If the taxpayer can show that the underpayment occurred later in the year due to fluctuating income, the AIIM can significantly reduce or eliminate the penalty compared to the standard assumption of four equal installments. This adjustment is crucial for minimizing the interest charge, as the penalty is applied only to the underpaid amount for the exact period of the underpayment. The use of this method requires meticulous record-keeping to substantiate the quarterly income amounts reported on the schedule.

Statutory Exceptions to the Penalty

The tax code provides several statutory exceptions that automatically waive or reduce the underpayment penalty. These are non-discretionary waivers that apply if specific, objective criteria are met.

One common exception applies when the tax liability shown on the return, after considering income tax withholding, is less than $1,000. The taxpayer is automatically exempt from the estimated tax penalty if the final balance due is under this threshold. The calculation must account for all credits and withholding before assessing the final liability.
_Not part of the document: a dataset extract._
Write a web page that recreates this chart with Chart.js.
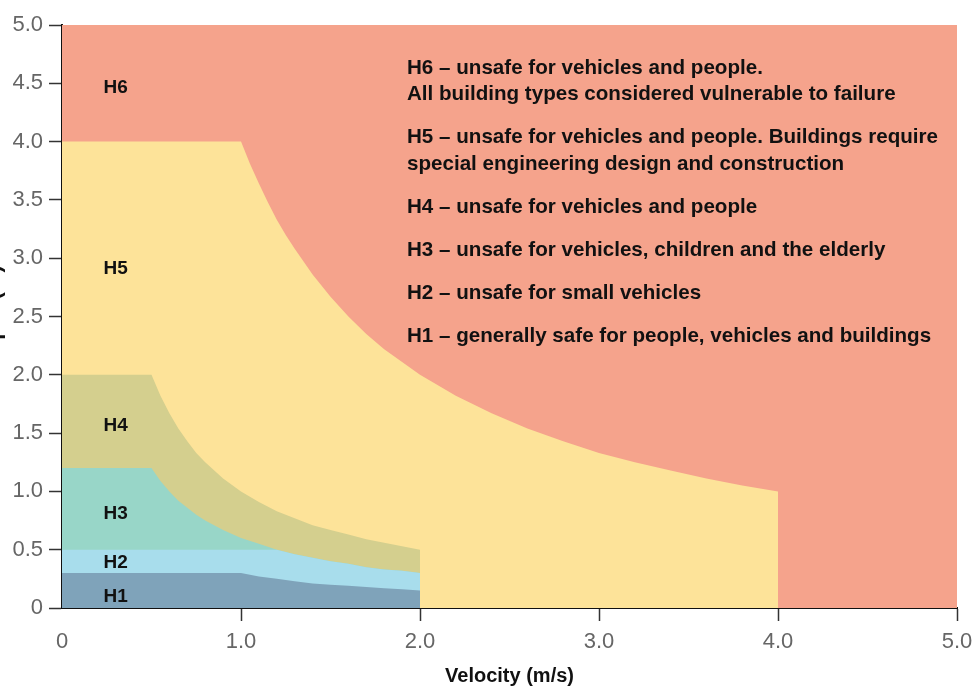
<!DOCTYPE html>
<html>
<head>
<meta charset="utf-8">
<script src="https://cdn.jsdelivr.net/npm/chart.js@4/dist/chart.umd.min.js"></script>
<style>
  html, body { margin: 0; padding: 0; background: #fff; overflow: hidden; }
  #wrap { position: absolute; left: -19px; top: 0; width: 993px; height: 690px; }
</style>
</head>
<body>
<div id="wrap"><canvas id="chart"></canvas></div>
<script>
// hazard zone boundaries (velocity m/s -> depth m)
const h1Velocity = [0, 1.0, 1.1, 1.2, 1.3, 1.4, 1.5, 1.6, 1.7, 1.8, 1.9, 2.0, 2.0];
const h1Depth = [0.3, 0.3, 0.27, 0.25, 0.23, 0.21, 0.2, 0.19, 0.18, 0.17, 0.16, 0.15, 0];

const h2Velocity = [0, 1.2, 1.3, 1.4, 1.5, 1.6, 1.7, 1.8, 1.9, 2.0, 2.0];
const h2Depth = [0.5, 0.5, 0.46, 0.43, 0.4, 0.38, 0.35, 0.33, 0.32, 0.3, 0];

const h3Velocity = [0, 0.5, 0.55, 0.6, 0.65, 0.7, 0.75, 0.8, 0.9, 1.0, 1.1, 1.2, 1.3, 1.4, 1.5, 1.6, 1.7, 1.8, 1.9, 2.0, 2.0];
const h3Depth = [1.2, 1.2, 1.09, 1.0, 0.92, 0.86, 0.8, 0.75, 0.67, 0.6, 0.55, 0.5, 0.46, 0.43, 0.4, 0.38, 0.35, 0.33, 0.32, 0.3, 0];

const h4Velocity = [0, 0.5, 0.55, 0.6, 0.65, 0.7, 0.75, 0.8, 0.9, 1.0, 1.1, 1.2, 1.3, 1.4, 1.5, 1.6, 1.7, 1.8, 1.9, 2.0, 2.0];
const h4Depth = [2.0, 2.0, 1.82, 1.67, 1.54, 1.43, 1.33, 1.25, 1.11, 1.0, 0.91, 0.83, 0.77, 0.71, 0.67, 0.63, 0.59, 0.56, 0.53, 0.5, 0];

const h5Velocity = [0, 1.0, 1.05, 1.1, 1.15, 1.2, 1.25, 1.3, 1.4, 1.5, 1.6, 1.7, 1.8, 1.9, 2.0, 2.2, 2.4, 2.6, 2.8, 3.0, 3.2, 3.4, 3.6, 3.8, 4.0, 4.0];
const h5Depth = [4.0, 4.0, 3.81, 3.64, 3.48, 3.33, 3.2, 3.08, 2.86, 2.67, 2.5, 2.35, 2.22, 2.11, 2.0, 1.82, 1.67, 1.54, 1.43, 1.33, 1.25, 1.18, 1.11, 1.05, 1.0, 0];

const h6Velocity = [0, 5];
const h6Depth = [5, 5];

const zoneNames = ["H1", "H2", "H3", "H4", "H5", "H6"];
const zoneColors = ["#7fa3ba", "#a8ddec", "#98d6c8", "#d4cf8e", "#fde399", "#f5a38c"];

// where the zone names sit (velocity, depth)
const zoneLabelVelocity = [0.3, 0.3, 0.3, 0.3, 0.3, 0.3];
const zoneLabelDepth = [0.1, 0.39, 0.81, 1.56, 2.91, 4.46];

const legendItems = [
  ["H6 \u2013 unsafe for vehicles and people.", "All building types considered vulnerable to failure"],
  ["H5 \u2013 unsafe for vehicles and people. Buildings require", "special engineering design and construction"],
  ["H4 \u2013 unsafe for vehicles and people"],
  ["H3 \u2013 unsafe for vehicles, children and the elderly"],
  ["H2 \u2013 unsafe for small vehicles"],
  ["H1 \u2013 generally safe for people, vehicles and buildings"]
];

const OFF = 19;
const font = '"Liberation Sans", Arial, sans-serif';

function points(vs, ds) {
  return vs.map((v, i) => ({ x: v, y: ds[i] }));
}

const zones = [
  [h1Velocity, h1Depth],
  [h2Velocity, h2Depth],
  [h3Velocity, h3Depth],
  [h4Velocity, h4Depth],
  [h5Velocity, h5Depth],
  [h6Velocity, h6Depth]
];

// first dataset is drawn on top, so H1 comes first
const datasets = zones.map((z, i) => ({
  label: zoneNames[i],
  data: points(z[0], z[1]),
  fill: "origin",
  backgroundColor: zoneColors[i],
  borderColor: "transparent",
  borderWidth: 0,
  pointRadius: 0,
  tension: 0
}));

const textPlugin = {
  id: "zoneText",
  afterDatasetsDraw(chart) {
    const { ctx, scales, chartArea } = chart;
    ctx.save();
    ctx.fillStyle = "#111";
    ctx.textAlign = "center";
    ctx.textBaseline = "middle";
    ctx.font = "bold 19px " + font;
    zoneNames.forEach((name, i) => {
      ctx.fillText(name, scales.x.getPixelForValue(zoneLabelVelocity[i]), scales.y.getPixelForValue(zoneLabelDepth[i]));
    });

    ctx.textAlign = "left";
    ctx.font = "bold 20.6px " + font;
    let y = chartArea.top + 43;
    const x = chartArea.left + 345;
    legendItems.forEach(lines => {
      lines.forEach(line => {
        ctx.fillText(line, x, y);
        y += 26.5;
      });
      y += 16.5;
    });
    ctx.restore();
  }
};

new Chart(document.getElementById("chart"), {
  type: "line",
  data: { datasets: datasets },
  options: {
    responsive: true,
    maintainAspectRatio: false,
    animation: false,
    layout: { padding: { top: 25, right: 17, bottom: 0, left: 0 } },
    plugins: {
      legend: { display: false },
      tooltip: { enabled: false }
    },
    scales: {
      x: {
        type: "linear",
        min: 0,
        max: 5,
        afterFit: s => { s.height = 82; s.paddingRight = 0; s.paddingLeft = 0; },
        ticks: {
          stepSize: 1,
          padding: 8,
          color: "#666",
          font: { family: font, size: 22 },
          maxRotation: 0,
          callback: v => v === 0 ? "0" : v.toFixed(1)
        },
        grid: {
          drawOnChartArea: false,
          tickLength: 13,
          tickWidth: 1.5,
          tickColor: c => c.tick && c.tick.value === 0 ? "transparent" : "#333"
        },
        border: { display: true, color: "#111", width: 2 },
        title: {
          display: true,
          text: "Velocity (m/s)",
          color: "#111",
          font: { family: font, size: 20, weight: "bold" },
          padding: { top: 0, bottom: 2 }
        }
      },
      y: {
        min: 0,
        max: 5,
        afterFit: s => { s.width = 62 + OFF; },
        ticks: {
          stepSize: 0.5,
          padding: 6,
          color: "#666",
          font: { family: font, size: 22 },
          callback: v => v === 0 ? "0" : v.toFixed(1)
        },
        grid: {
          drawOnChartArea: false,
          tickLength: 13,
          tickWidth: 1.5,
          tickColor: "#333"
        },
        border: { display: true, color: "#111", width: 2 },
        title: {
          display: true,
          text: "Depth (m)",
          color: "#111",
          font: { family: font, size: 22, weight: "bold" },
          padding: { top: 0, bottom: 0 }
        }
      }
    }
  },
  plugins: [textPlugin]
});
</script>
</body>
</html>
Another key exception involves taxpayers who had no tax liability in the prior year. To qualify for this exception, the individual must have been a U.S. citizen or resident for the entire preceding tax year. Furthermore, the prior year’s return must have covered a full 12-month period, establishing a zero tax baseline.

Taxpayers who qualify as farmers or fishermen have a significantly different payment structure. A taxpayer is considered a farmer or fisherman if their gross income from farming or fishing is at least two-thirds of their total gross income. This applies to income earned in the current or preceding tax year.

Farmers and fishermen are required to pay only two-thirds (66.67%) of the current year’s tax liability to avoid the penalty. Alternatively, they can make one single payment by January 15 of the following year. This option requires them to file their return and pay the balance due by March 1.

Requesting a Penalty Waiver

Beyond the automatic statutory exceptions, the IRS maintains the discretion to waive the underpayment penalty under certain circumstances. This discretionary relief requires the taxpayer to demonstrate “reasonable cause” for the failure to make the required estimated payments, not just an inability to pay.

The IRS may grant a waiver if the underpayment was due to a casualty, disaster, or other unusual circumstances that prevented timely compliance. This includes events like fire, flood, or a sudden illness. Such events must have severely impacted the taxpayer’s ability to manage their financial affairs or complete their tax obligations.

Two specific personal circumstances often qualify for this discretionary waiver. The first is when the taxpayer retires after reaching age 62 during the tax year for which the estimated payments were required. The second qualifying circumstance is becoming disabled during the tax year.

In both the retirement and disability cases, the taxpayer must prove that the underpayment was due to reasonable cause and not willful neglect. The failure to pay must be attributable to the change in circumstances.

The procedural request for this waiver is made directly on Form 2210. The taxpayer checks a specific box on the form to indicate they are requesting a waiver based on reasonable cause. They must then attach a detailed, signed statement explaining the facts and circumstances that support the claim for relief.